Accurate localization and sensing are essential in modern context-aware applications. Traditional localization relies on deterministic single-value metrics, such as range and angle estimates, with simplified measurement models. However, these approaches often falter in challenging environments with noise, non-line-of-sight conditions, and complex propagation effects.

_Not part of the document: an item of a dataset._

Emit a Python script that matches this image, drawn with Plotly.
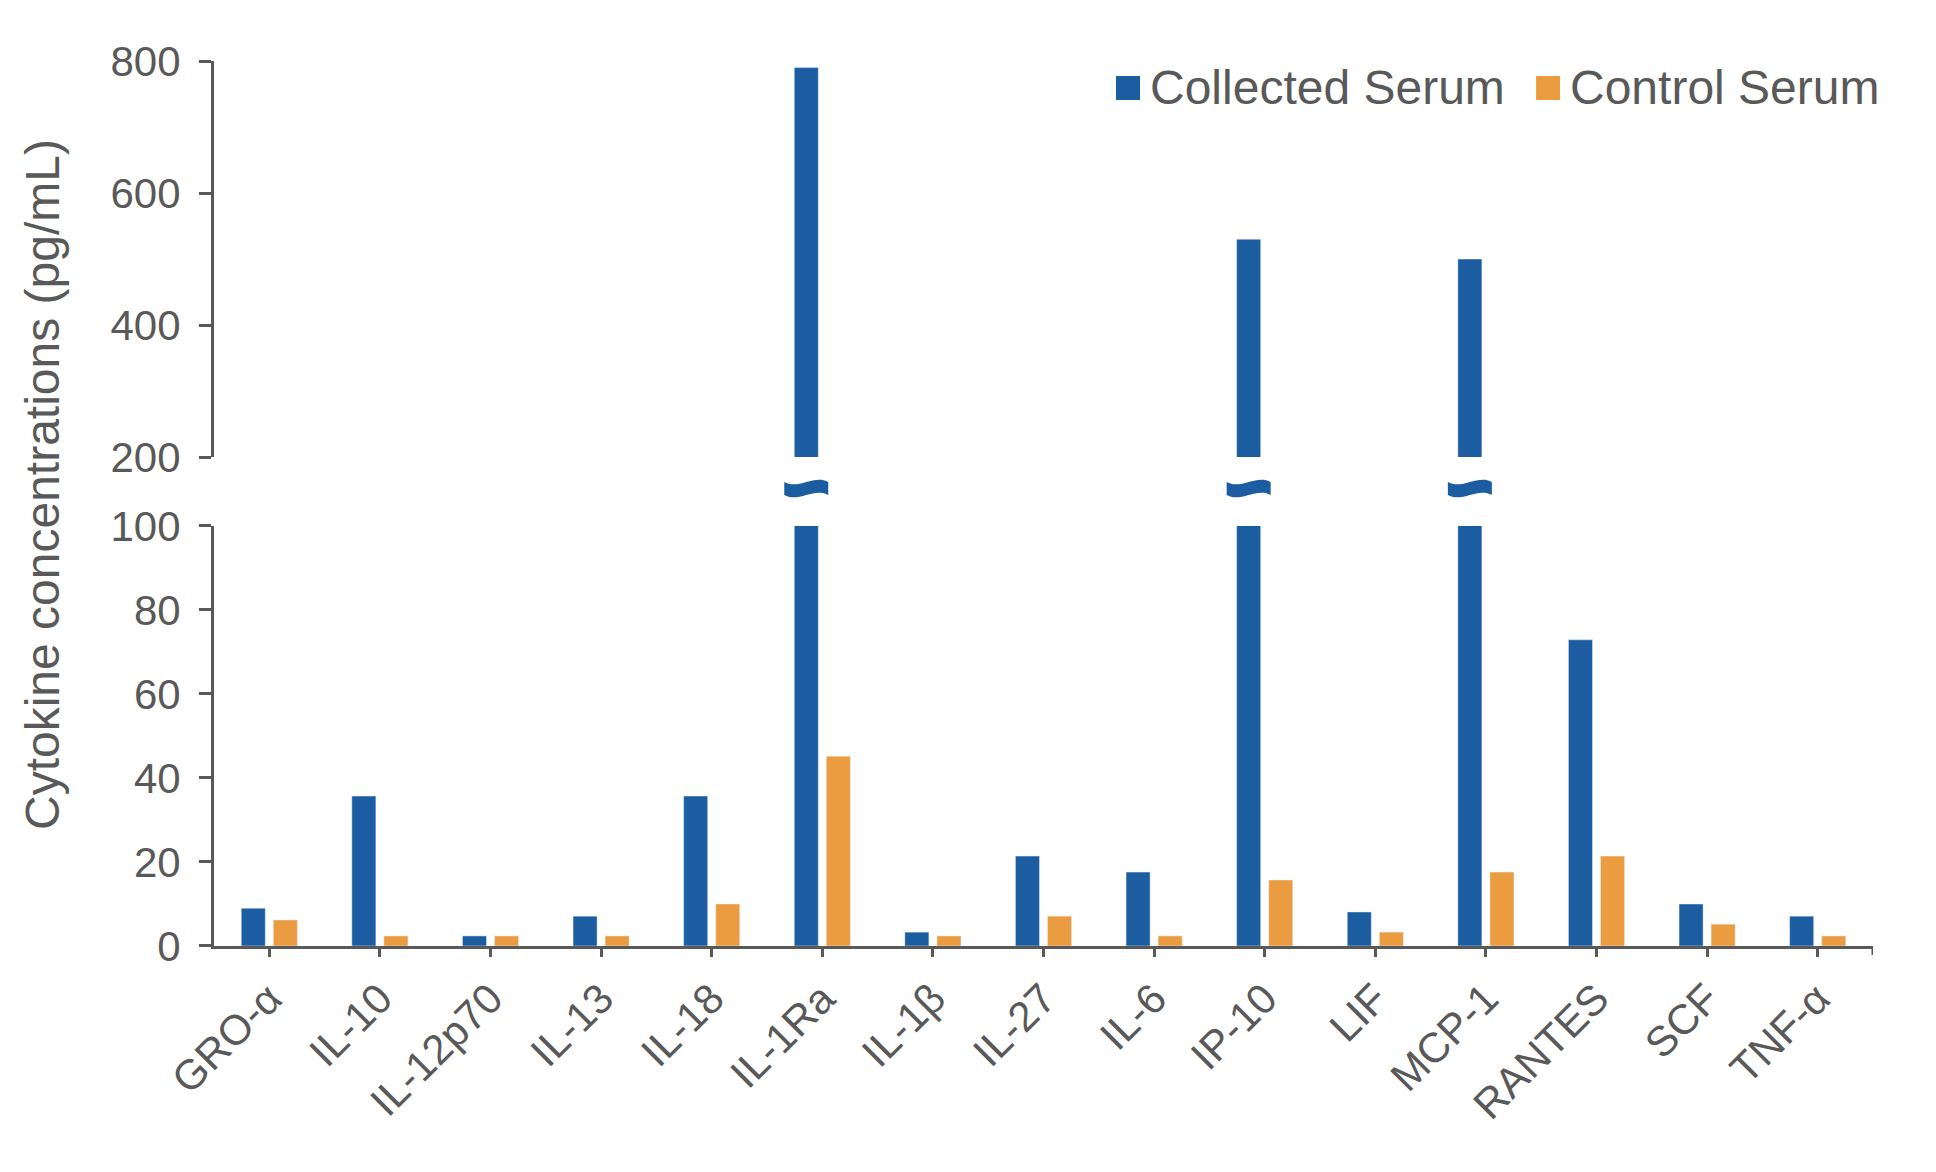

This seminar introduces the Soft Information (SI)-based approach for localization and sensing, a recent probabilistic framework that integrates data from diverse intra- and inter-node measurements, as well as contextual data, to enhance localization accuracy and robustness. By employing efficient methods for extracting, learning, and fusing SI, this approach outperforms classical techniques in accuracy with different levels of computational complexity. The SI framework represents a key advancement in AI-based localization and sensing, poised to support the next generation of resilient and efficient positioning technologies.

About the Speaker

Stefania Bartoletti is Associate Professor at the Department of Electronic Engineering of the University of Rome, Tor Vergata, where she is also coordinating the ERC Starting Grant FIND-OUT (2023–2028).
Sge received the Ph.D. degree in Engineering Science–Information Engineering and the Laurea degree (Summa Cum Laude) in Electronics and Telecommunications Engineering from the University of Ferrara, in 2015 and 2011, respectively.
From 2019 to 2022 she was a researcher at the Institute of Electronics, Computer and Telecommunication Engineering of the National Research Council of Italy (IEIIT-CNR).  She has been a Marie-Skłodowska Curie Global Fellow (MSCA-IF-GF, Horizon 2020) at the Wireless Information & Network Science Laboratory of the Massachusetts Institute of Technology (MIT) and the University of Ferrara (2016–2019). She was a Visiting Ph.D. Student at the Laboratory for Information & Decision Systems at MIT (2013–2014).
Her research interests include theory and experimentation of statistical signal processing for wireless communication systems, with a particular focus on sensing and localization aspects and vehicular communications.